Question

If $$ a=-2$$, $$ b=2$$ and $$ c=1$$, find the value of the algebraic expression $$ (4{a}^{3}-2abc+3bc+{b}^{2})$$

Answer

**step1** Understanding the problem and given values

The problem asks us to find the numerical value of the algebraic expression $$(4{a}^{3}-2abc+3bc+{b}^{2})$$.
We are provided with specific values for the variables: $$a = -2$$, $$b = 2$$, and $$c = 1$$.
Our task is to substitute these given values into the expression and then carefully perform all the necessary arithmetic calculations step-by-step to find the final result.

**step2** Evaluating the term $${a}^{3}$$

First, we need to calculate the value of $${a}^{3}$$.
Given that $$a = -2$$, $${a}^{3}$$ means $$a \times a \times a$$.
So, we calculate $${(-2)}^{3}$$ as $${-2 \times -2 \times -2}$$.
Let's multiply from left to right:
$${-2 \times -2}$$ results in $$4$$ (a negative number multiplied by a negative number gives a positive number).
Next, we multiply this result by the remaining $$-2$$:
$${4 \times -2}$$ results in $$-8$$ (a positive number multiplied by a negative number gives a negative number).
Therefore, $${a}^{3} = -8$$.

**step3** Evaluating the term $$4{a}^{3}$$

Now, we use the value of $${a}^{3}$$ that we just found to calculate $$4{a}^{3}$$.
We know that $${a}^{3} = -8$$.
So, $$4{a}^{3}$$ means $$4 \times {a}^{3}$$ which is $$4 \times -8$$.
When we multiply $$4 \times -8$$, we get $$-32$$ (a positive number multiplied by a negative number gives a negative number).
Thus, the first term of the expression, $$4{a}^{3}$$, is $$-32$$.

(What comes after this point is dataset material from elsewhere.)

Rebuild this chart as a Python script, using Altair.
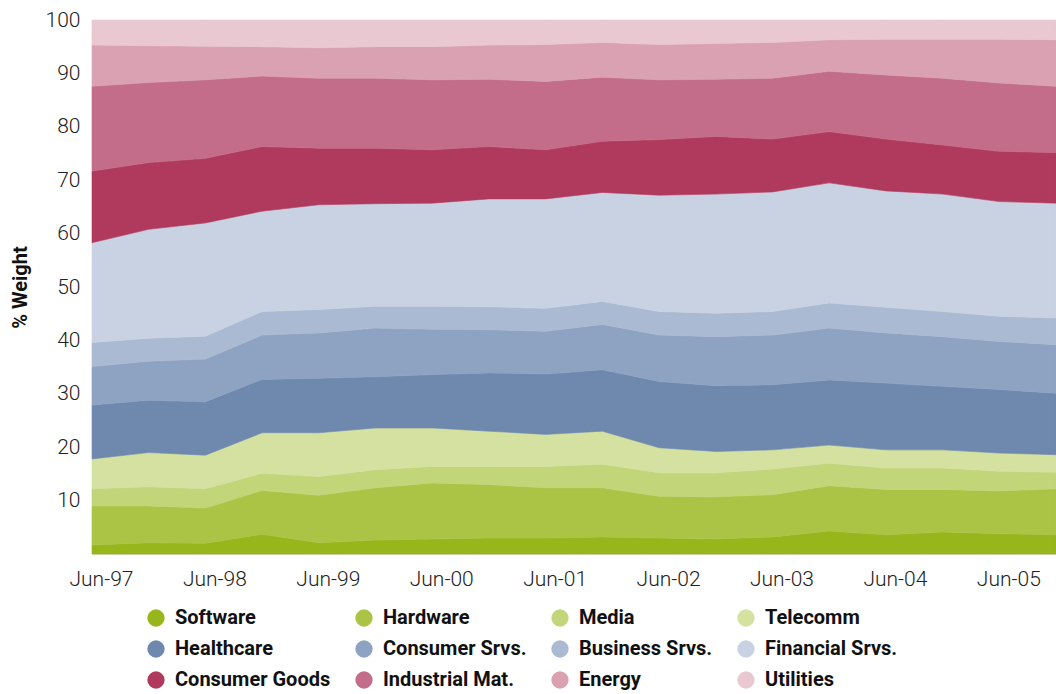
import altair as alt
import pandas as pd

periods = ["Jun-97", "Dec-97", "Jun-98", "Dec-98", "Jun-99", "Dec-99", "Jun-00", "Dec-00",
           "Jun-01", "Dec-01", "Jun-02", "Dec-02", "Jun-03", "Dec-03", "Jun-04", "Dec-04",
           "Jun-05", "Dec-05"]

sectors = ["Software", "Hardware", "Media", "Telecomm",
           "Healthcare", "Consumer Srvs.", "Business Srvs.", "Financial Srvs.",
           "Consumer Goods", "Industrial Mat.", "Energy", "Utilities"]

software = [1.7, 2.1, 2.0, 3.7, 2.1, 2.6, 2.8, 3.0, 3.0, 3.2, 3.0, 2.8, 3.2, 4.3, 3.6, 4.1, 3.8, 3.6]
hardware = [7.3, 6.9, 6.6, 8.2, 8.9, 9.8, 10.5, 10.0, 9.4, 9.2, 7.8, 7.9, 7.9, 8.5, 8.5, 8.0, 8.0, 8.6]
media = [3.2, 3.6, 3.6, 3.2, 3.5, 3.4, 3.1, 3.4, 4.0, 4.4, 4.4, 4.5, 4.8, 4.2, 4.0, 4.0, 3.7, 3.1]
telecomm = [5.6, 6.4, 6.3, 7.6, 8.2, 7.8, 7.2, 6.6, 6.0, 6.2, 4.7, 4.0, 3.6, 3.4, 3.4, 3.4, 3.4, 3.3]
healthcare = [10.1, 9.8, 10.0, 10.0, 10.2, 9.6, 10.0, 10.9, 11.3, 11.5, 12.4, 12.3, 12.2, 12.2, 12.5, 11.9, 11.9, 11.5]
consumer_srvs = [7.2, 7.3, 8.0, 8.3, 8.5, 9.1, 8.5, 8.1, 8.0, 8.5, 8.7, 9.2, 9.3, 9.7, 9.4, 9.3, 9.0, 9.1]
business_srvs = [4.5, 4.3, 4.3, 4.4, 4.4, 4.1, 4.3, 4.3, 4.3, 4.3, 4.4, 4.4, 4.4, 4.7, 4.8, 4.7, 4.7, 5.0]
financial_srvs = [18.7, 20.4, 21.2, 18.8, 19.6, 19.2, 19.3, 20.2, 20.5, 20.4, 21.8, 22.3, 22.4, 22.5, 21.8, 22.0, 21.5, 21.5]
consumer_goods = [13.4, 12.5, 12.1, 12.1, 10.6, 10.4, 10.0, 9.8, 9.2, 9.6, 10.4, 10.8, 9.9, 9.6, 9.7, 9.2, 9.4, 9.5]
industrial_mat = [15.9, 15.0, 14.7, 13.2, 13.1, 13.1, 13.1, 12.6, 12.8, 12.0, 11.2, 10.7, 11.4, 11.3, 12.0, 12.5, 12.8, 12.4]
energy = [7.7, 6.9, 6.3, 5.5, 5.7, 5.9, 6.2, 6.4, 6.9, 6.5, 6.6, 6.7, 6.7, 5.9, 6.7, 7.3, 8.2, 8.7]
utilities = [4.7, 4.8, 4.9, 5.0, 5.2, 5.0, 5.0, 4.7, 4.6, 4.2, 4.6, 4.4, 4.2, 3.7, 3.6, 3.6, 3.6, 3.7]

series = [software, hardware, media, telecomm, healthcare, consumer_srvs, business_srvs,
          financial_srvs, consumer_goods, industrial_mat, energy, utilities]

colors = ["#97b61c", "#abc445", "#c2d579", "#d4e1a0",
          "#6e88ae", "#8ea3c2", "#aabad2", "#c9d2e2",
          "#b03a5d", "#c46d8a", "#daa1b3", "#eac8d1"]

y_ticks = [10, 20, 30, 40, 50, 60, 70, 80, 90, 100]

rows = []
for i, (name, vals) in enumerate(zip(sectors, series)):
    for p, v in zip(periods, vals):
        rows.append({"period": p, "sector": name, "weight": v, "stack_order": i})
df = pd.DataFrame(rows)

AXIS_FONT = "Roboto, Liberation Sans, sans-serif"
LEGEND_FONT = "Roboto, Liberation Sans, sans-serif"

color_scale = alt.Scale(domain=sectors, range=colors)

chart = alt.Chart(df).mark_area(opacity=1, strokeWidth=0.6).encode(
    x=alt.X("period:O", sort=periods,
            scale=alt.Scale(type="point", padding=0),
            axis=alt.Axis(title=None, labelAngle=0,
                          labelExpr="substring(datum.label, 0, 3) == 'Jun' ? datum.label : ''",
                          ticks=False, domain=False, labelFont=AXIS_FONT, labelFontSize=21,
                          labelFontWeight=300,
                          labelColor="#222222", labelPadding=14, labelOverlap=False,
                          labelOffset=9)),
    y=alt.Y("weight:Q", stack="zero",
            scale=alt.Scale(domain=[0, 100], nice=False),
            axis=alt.Axis(title="% Weight", values=y_ticks, ticks=False, domain=False,
                          grid=False, labelFont=AXIS_FONT, labelFontSize=21,
                          labelFontWeight=300,
                          labelColor="#222222", labelPadding=12,
                          titleFont=LEGEND_FONT, titleFontSize=20, titleFontWeight="bold",
                          titleColor="#111111", titlePadding=15)),
    color=alt.Color("sector:N", sort=sectors, scale=color_scale,
                    legend=alt.Legend(title=None, orient="none", legendX=54, legendY=588,
                                      columns=4, direction="horizontal",
                                      symbolType="circle", symbolSize=300,
                                      symbolStrokeWidth=0, symbolOpacity=1,
                                      labelFont=LEGEND_FONT, labelFontSize=20,
                                      labelFontWeight="bold",
                                      labelColor="#111111", rowPadding=11, columnPadding=23,
                                      labelOffset=9, labelLimit=0, padding=0)),
    stroke=alt.Stroke("sector:N", sort=sectors, scale=color_scale, legend=None),
    order=alt.Order("stack_order:Q", sort="ascending"),
).properties(
    width=964, height=534,
    autosize=alt.AutoSizeParams(type="none"),
    padding={"left": 92, "top": 20, "right": 0, "bottom": 140},
).configure_view(
    stroke="#cccccc", strokeWidth=1
).configure(background="white")

chart.save("out.html", embed_options={"renderer": "svg", "actions": False})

**step4** Evaluating the term $$2abc$$

Next, let's calculate the value of $$2abc$$.
We are given $$a = -2$$, $$b = 2$$, and $$c = 1$$.
$$2abc$$ means $$2 \times a \times b \times c$$, which translates to $$2 \times -2 \times 2 \times 1$$.
Let's multiply these numbers from left to right:
$$2 \times -2 = -4$$
$$-4 \times 2 = -8$$
$$-8 \times 1 = -8$$
So, the product $$2abc$$ is $$-8$$.

**step5** Evaluating the term $$-2abc$$

The algebraic expression contains the term $$-2abc$$. We just found that $$2abc = -8$$.
Therefore, $$-2abc$$ means the negative of $$2abc$$, which is $$-(-8)$$.
When we have two negative signs in front of a number, it becomes positive.
So, $$-(-8) = 8$$.
The second part of the expression, $$-2abc$$, is $$8$$.

**step6** Evaluating the term $$3bc$$

Now, we calculate the value of $$3bc$$.
We are given $$b = 2$$ and $$c = 1$$.
$$3bc$$ means $$3 \times b \times c$$, which is $$3 \times 2 \times 1$$.
Let's multiply these numbers from left to right:
$$3 \times 2 = 6$$
$$6 \times 1 = 6$$
So, the third term of the expression, $$3bc$$, is $$6$$.

**step7** Evaluating the term $${b}^{2}$$

Next, we need to find the value of $${b}^{2}$$.
Given $$b = 2$$, $${b}^{2}$$ means $$b \times b$$.
So, $${b}^{2} = 2 \times 2$$.
$$2 \times 2 = 4$$.
Therefore, the fourth term of the expression, $${b}^{2}$$, is $$4$$.

**step8** Substituting values back into the expression and calculating the final result

Now we substitute all the calculated values for each term back into the original expression $$(4{a}^{3}-2abc+3bc+{b}^{2})$$:
From Question1.step3, $$4{a}^{3} = -32$$.
From Question1.step5, $$-2abc = 8$$.
From Question1.step6, $$3bc = 6$$.
From Question1.step7, $${b}^{2} = 4$$.
So, the expression becomes:
$$-32 + 8 + 6 + 4$$
Now, we perform the addition and subtraction from left to right:
First, add $$-32$$ and $$8$$:
$$-32 + 8 = -24$$
Next, add $$-24$$ and $$6$$:
$$-24 + 6 = -18$$
Finally, add $$-18$$ and $$4$$:
$$-18 + 4 = -14$$
The final value of the algebraic expression is $$-14$$.